**Requirements**
From the listing below, output the lines between the one with "Rebuild this chart" and the one with "const insideThreshold = 1500;", including those two, and nothing else. Pictures are not copied.

**Records supplied**
————
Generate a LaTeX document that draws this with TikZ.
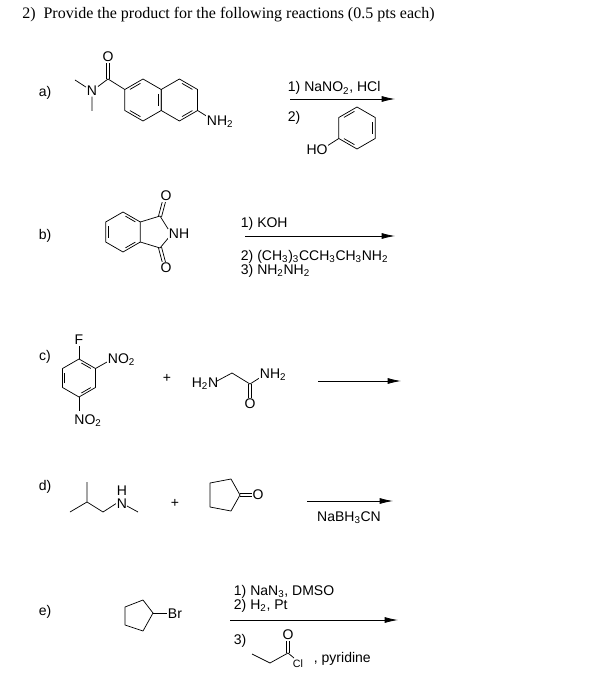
\documentclass[tikz,border=0pt]{standalone}
\usepackage{fontspec}
\setmainfont{Liberation Sans}
\newfontfamily\serif{Liberation Serif}
\newcommand\ringat[6]{%
 \draw[bond] ({#1+#3*cos(#4)},{#2+#3*sin(#4)}) \foreach \k in {1,...,#5}{ -- ({#1+#3*cos(#4+360*\k/#5)},{#2+#3*sin(#4+360*\k/#5)}) } -- cycle;
 \foreach \k in {#6}{\draw[bond] ({#1+0.8*#3*cos(#4+360*\k/#5+9)},{#2+0.8*#3*sin(#4+360*\k/#5+9)}) -- ({#1+0.8*#3*cos(#4+360*(\k+1)/#5-9)},{#2+0.8*#3*sin(#4+360*(\k+1)/#5-9)});}}
\begin{document}
\begin{tikzpicture}[x=0.75pt,y=-0.75pt,
 bond/.style={line width=0.55pt,line join=round},
 arr/.style={line width=0.6pt,-{Latex[length=10pt,width=4.5pt]}},
 lab/.style={font=\fontsize{10.5}{12}\selectfont,inner sep=0.5pt},
 atom/.style={font=\fontsize{10.5}{12}\selectfont,inner sep=0.5pt,fill=white}]
\useasboundingbox (0,0) rectangle (615,673);
\usetikzlibrary{arrows.meta}
\node[anchor=base west,font=\serif\fontsize{12}{14}\selectfont,inner sep=0] (title) at (22,19) {2)\ \ Provide the product for the following reactions (0.5 pts each)};
\foreach \n/\t/\y in {la/a)/93,lb/b)/236,lc/c)/357,ld/d)/487,le/e)/612}{\node[lab] (\n) at (45,\y) {\t};}
% a)
\ringat{143}{100}{21}{-90}{6}{1,3,5}
\ringat{179.4}{100}{21}{-90}{6}{0,2}
\draw[bond] (124.8,89.5) -- (108,79) coordinate (ca);
\draw[bond] (106.5,79) -- (106.5,60) (109.5,79) -- (109.5,60);
\node[atom] (oa) at (108,57) {O};
\node[atom] (na) at (92,91) {N};
\draw[bond] (ca) -- (na) (na) -- (75,80) (na) -- (92,111);
\draw[bond] (197.6,110.5) -- (208,117);
\node[atom,anchor=west] (nh2a) at (206,122) {NH\textsubscript{2}};
\draw[arr] (290,99) -- (395,99);
\node[lab,anchor=base west] (ra1) at (287,92) {1) NaNO\textsubscript{2}, HCl};
\node[lab,anchor=base west] (ra2) at (287,122) {2)};
\ringat{357}{128}{21}{-90}{6}{1,3,5}
\draw[bond] (338.8,138.5) -- (327,146);
\node[atom] (hoa) at (317,150) {HO};
% b)
\ringat{123}{232}{20}{-90}{6}{0,2,4}
\draw[bond] (140.3,222) -- (160,216) -- (170,232);
\draw[bond] (140.3,242) -- (160,248) -- (170,236);
\node[atom,anchor=west] (nhb) at (168,234) {NH};
\draw[bond] (158.5,216) -- (163,199) (161.5,217) -- (166,200);
\draw[bond] (158.5,248) -- (163,265) (161.5,247) -- (166,264);
\node[atom] (ob1) at (166,196) {O};
\node[atom] (ob2) at (166,268) {O};
\draw[arr] (245,236) -- (395,236);
\node[lab,anchor=base west] (rb1) at (240,228) {1) KOH};
\node[lab,anchor=base west] (rb2) at (240,260) {2) (CH\textsubscript{3})\textsubscript{3}CCH\textsubscript{3}CH\textsubscript{3}NH\textsubscript{2}};
\node[lab,anchor=base west] (rb3) at (240,274) {3) NH\textsubscript{2}NH\textsubscript{2}};
% c)
\ringat{79}{378}{19}{-90}{6}{0,2,4}
\draw[bond] (79,359) -- (79,346);
\node[atom] (fc) at (79,340) {F};
\draw[bond] (95.5,368.5) -- (107,362);
\node[atom,anchor=west] (no2c1) at (107,360) {NO\textsubscript{2}};
\draw[bond] (79,397) -- (79,411);
\node[atom] (no2c2) at (88,421) {NO\textsubscript{2}};
\node[lab] (pc) at (167,378) {+};
\node[atom] (h2nc) at (205,384) {H\textsubscript{2}N};
\draw[bond] (217,381) -- (232,373) -- (250,384) -- (261,377);
\draw[bond] (248.5,384) -- (248.5,401) (251.5,384) -- (251.5,401);
\node[atom] (oc) at (250,404) {O};
\node[atom,anchor=west] (nh2c) at (259,375) {NH\textsubscript{2}};
\draw[arr] (318,381) -- (401,381);
% d)
\draw[bond] (70,512) -- (87,502) -- (103,512) -- (117,503) (87,502) -- (87,482);
\node[atom] (nd) at (122,504) {N};
\node[atom] (hd) at (122,491) {H};
\draw[bond] (127,506) -- (138,512);
\node[lab] (pd) at (175,503) {+};
\draw[bond] (240,495) -- (231,479) -- (210,483) -- (210,507) -- (231,511) -- cycle;
\draw[bond] (240,493.5) -- (253,493.5) (240,496.5) -- (253,496.5);
\node[atom] (od) at (258,495) {O};
\draw[arr] (307,501) -- (393,501);
\node[lab] (rd) at (349,518) {NaBH\textsubscript{3}CN};
% e)
\draw[bond] (153,613) -- (143,600) -- (125,607) -- (125,625) -- (143,631) -- cycle;
\draw[bond] (153,613) -- (168,613);
\node[atom,anchor=west] (bre) at (167,614) {Br};
\draw[arr] (230,620) -- (398,620);
\node[lab,anchor=base west] (re1) at (233,595) {1) NaN\textsubscript{3}, DMSO};
\node[lab,anchor=base west] (re2) at (233,609) {2) H\textsubscript{2}, Pt};
\node[lab,anchor=base west] (re3) at (233,644) {3)};
\draw[bond] (252,654) -- (270,663) -- (288,653) -- (294,658);
\draw[bond] (286.5,653) -- (286.5,639) (289.5,653) -- (289.5,639);
\node[atom] (oe) at (288,635) {O};
\node[atom,font=\fontsize{8}{9}\selectfont] (cle) at (298,664) {Cl};
\node[lab,anchor=base west] (pyr) at (313,662) {, pyridine};
\end{tikzpicture}
\end{document}
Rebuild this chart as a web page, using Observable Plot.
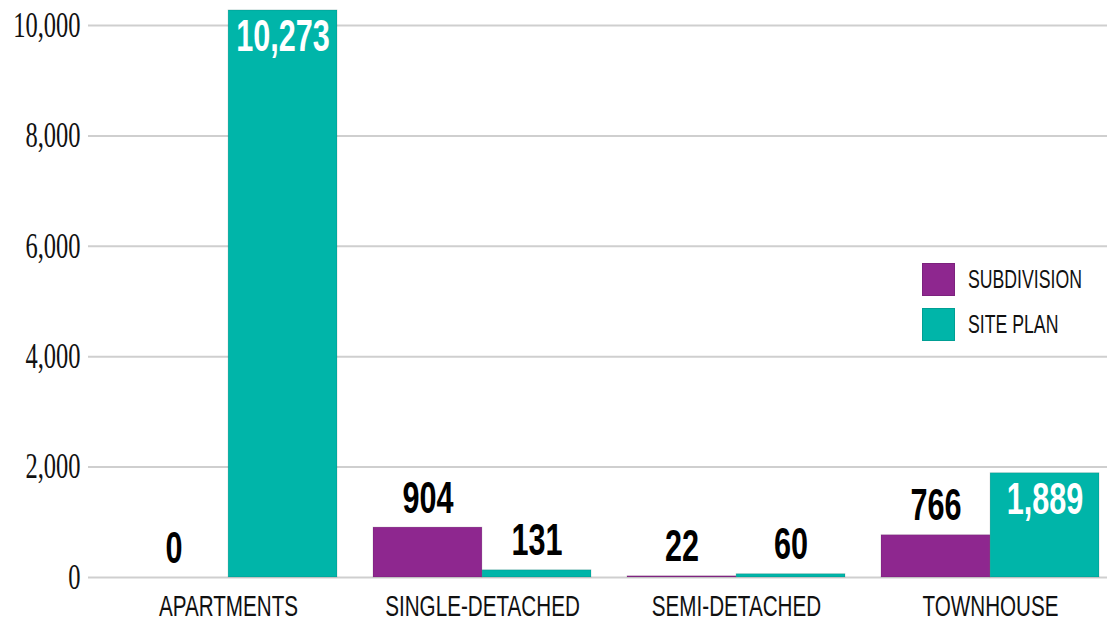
<!DOCTYPE html>
<html>
<head>
<meta charset="utf-8">
<script src="https://cdn.jsdelivr.net/npm/d3@7"></script>
<script src="https://cdn.jsdelivr.net/npm/@observablehq/plot@0.6"></script>
<style>
  html, body { margin: 0; padding: 0; background: #fff; }
  #wrap { position: relative; width: 1107px; height: 626px; overflow: hidden; }
  #chart svg { display: block; }
  #legend { position: absolute; left: 922px; top: 263px; font-family: "Liberation Sans", Arial, sans-serif; font-size: 26px; color: #111; }
  .item { display: flex; align-items: center; height: 33px; margin-bottom: 12px; }
  .sw { width: 33px; height: 33px; box-sizing: border-box; border: 1px solid rgba(0,0,0,0.12); }
  .lab { margin-left: 13px; display: inline-block; transform: scaleX(0.68); transform-origin: left center; white-space: nowrap; }
</style>
</head>
<body>
<div id="wrap">
  <div id="chart"></div>
  <div id="legend"></div>
</div>
<script>
const categories = ["APARTMENTS", "SINGLE-DETACHED", "SEMI-DETACHED", "TOWNHOUSE"];
const seriesNames = ["SUBDIVISION", "SITE PLAN"];
const subdivision = [0, 904, 22, 766];
const sitePlan = [10273, 131, 60, 1889];
const yTicks = [0, 2000, 4000, 6000, 8000, 10000];
const colors = ["#8E278F", "#00B5A9"];

const rows = [];
categories.forEach((c, i) => {
  rows.push({category: c, series: seriesNames[0], value: subdivision[i]});
  rows.push({category: c, series: seriesNames[1], value: sitePlan[i]});
});

const xRange = [118, 1100];
const padInner = 0.143;
const bw = d3.scaleBand(categories, xRange).paddingInner(padInner).paddingOuter(0).bandwidth();
const fmt = d3.format(",");
const insideThreshold = 1500;

function labels(seriesIndex) {
  const data = rows.filter(d => d.series === seriesNames[seriesIndex]);
  const dx = seriesIndex === 0 ? -bw / 4 : bw / 4;
  const common = {x: "category", y: "value", text: d => fmt(d.value), dx, fontSize: 45, fontWeight: "bold", fontFamily: "Liberation Sans, Arial, sans-serif", className: "vlabel"};
  return [
    Plot.text(data.filter(d => d.value <= insideThreshold), {...common, lineAnchor: "bottom", dy: -15, fill: "#000"}),
    Plot.text(data.filter(d => d.value > insideThreshold), {...common, lineAnchor: "top", dy: 9, fill: "#fff"})
  ];
}

const chart = Plot.plot({
  width: 1107,
  height: 626,
  marginLeft: 88,
  marginRight: 0,
  marginTop: 0,
  marginBottom: 49,
  style: {background: "#fff"},
  x: {domain: categories, range: xRange, paddingInner: padInner, paddingOuter: 0, label: null},
  y: {domain: [0, 10000], range: [577, 25], label: null},
  color: {domain: seriesNames, range: colors},
  marks: [
    Plot.ruleY(yTicks, {stroke: "#cfcfcf", strokeWidth: 2}),
    Plot.barY(rows.filter(d => d.series === seriesNames[0]), {x: "category", y: "value", fill: "series", insetRight: bw / 2, stroke: "rgba(0,0,0,0.12)", strokeWidth: 1}),
    Plot.barY(rows.filter(d => d.series === seriesNames[1]), {x: "category", y: "value", fill: "series", insetLeft: bw / 2, stroke: "rgba(0,0,0,0.12)", strokeWidth: 1}),
    ...labels(0),
    ...labels(1),
    Plot.axisY({ticks: yTicks, tickFormat: fmt, tickSize: 0, tickPadding: 8, fontSize: 35, fontFamily: "Liberation Serif, Times New Roman, serif", className: "ytick", label: null}),
    Plot.axisX({tickSize: 0, tickPadding: 18, fontSize: 29.5, fontFamily: "Liberation Sans, Arial, sans-serif", className: "xtick", label: null})
  ]
});

document.getElementById("chart").appendChild(chart);

// Horizontally condense texts around their own anchor point (narrow typeface look)
function condense(selector, factor) {
  chart.querySelectorAll(selector + " text").forEach(t => {
    const tr = t.getAttribute("transform");
    if (tr && /translate/.test(tr)) {
      t.setAttribute("transform", tr + ` scale(${factor},1)`);
    } else {
      const x = +(t.getAttribute("x") || 0);
      t.setAttribute("transform", `translate(${x},0) scale(${factor},1) translate(${-x},0)` + (tr ? " " + tr : ""));
    }
  });
}
condense(".ytick", 0.70);
condense(".xtick", 0.70);
condense(".vlabel", 0.68);
chart.querySelectorAll(".ytick text, .xtick text").forEach(t => t.setAttribute("fill", "#111"));

const legend = document.getElementById("legend");
seriesNames.forEach((s, i) => {
  const item = document.createElement("div");
  item.className = "item";
  const sw = document.createElement("div");
  sw.className = "sw";
  sw.style.background = colors[i];
  const lab = document.createElement("span");
  lab.className = "lab";
  lab.textContent = s;
  item.appendChild(sw);
  item.appendChild(lab);
  legend.appendChild(item);
});
</script>
</body>
</html>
————
**Finished exercise**
Rebuild this chart as a web page, using Observable Plot.
<!DOCTYPE html>
<html>
<head>
<meta charset="utf-8">
<script src="https://cdn.jsdelivr.net/npm/d3@7"></script>
<script src="https://cdn.jsdelivr.net/npm/@observablehq/plot@0.6"></script>
<style>
  html, body { margin: 0; padding: 0; background: #fff; }
  #wrap { position: relative; width: 1107px; height: 626px; overflow: hidden; }
  #chart svg { display: block; }
  #legend { position: absolute; left: 922px; top: 263px; font-family: "Liberation Sans", Arial, sans-serif; font-size: 26px; color: #111; }
  .item { display: flex; align-items: center; height: 33px; margin-bottom: 12px; }
  .sw { width: 33px; height: 33px; box-sizing: border-box; border: 1px solid rgba(0,0,0,0.12); }
  .lab { margin-left: 13px; display: inline-block; transform: scaleX(0.68); transform-origin: left center; white-space: nowrap; }
</style>
</head>
<body>
<div id="wrap">
  <div id="chart"></div>
  <div id="legend"></div>
</div>
<script>
const categories = ["APARTMENTS", "SINGLE-DETACHED", "SEMI-DETACHED", "TOWNHOUSE"];
const seriesNames = ["SUBDIVISION", "SITE PLAN"];
const subdivision = [0, 904, 22, 766];
const sitePlan = [10273, 131, 60, 1889];
const yTicks = [0, 2000, 4000, 6000, 8000, 10000];
const colors = ["#8E278F", "#00B5A9"];

const rows = [];
categories.forEach((c, i) => {
  rows.push({category: c, series: seriesNames[0], value: subdivision[i]});
  rows.push({category: c, series: seriesNames[1], value: sitePlan[i]});
});

const xRange = [118, 1100];
const padInner = 0.143;
const bw = d3.scaleBand(categories, xRange).paddingInner(padInner).paddingOuter(0).bandwidth();
const fmt = d3.format(",");
const insideThreshold = 1500;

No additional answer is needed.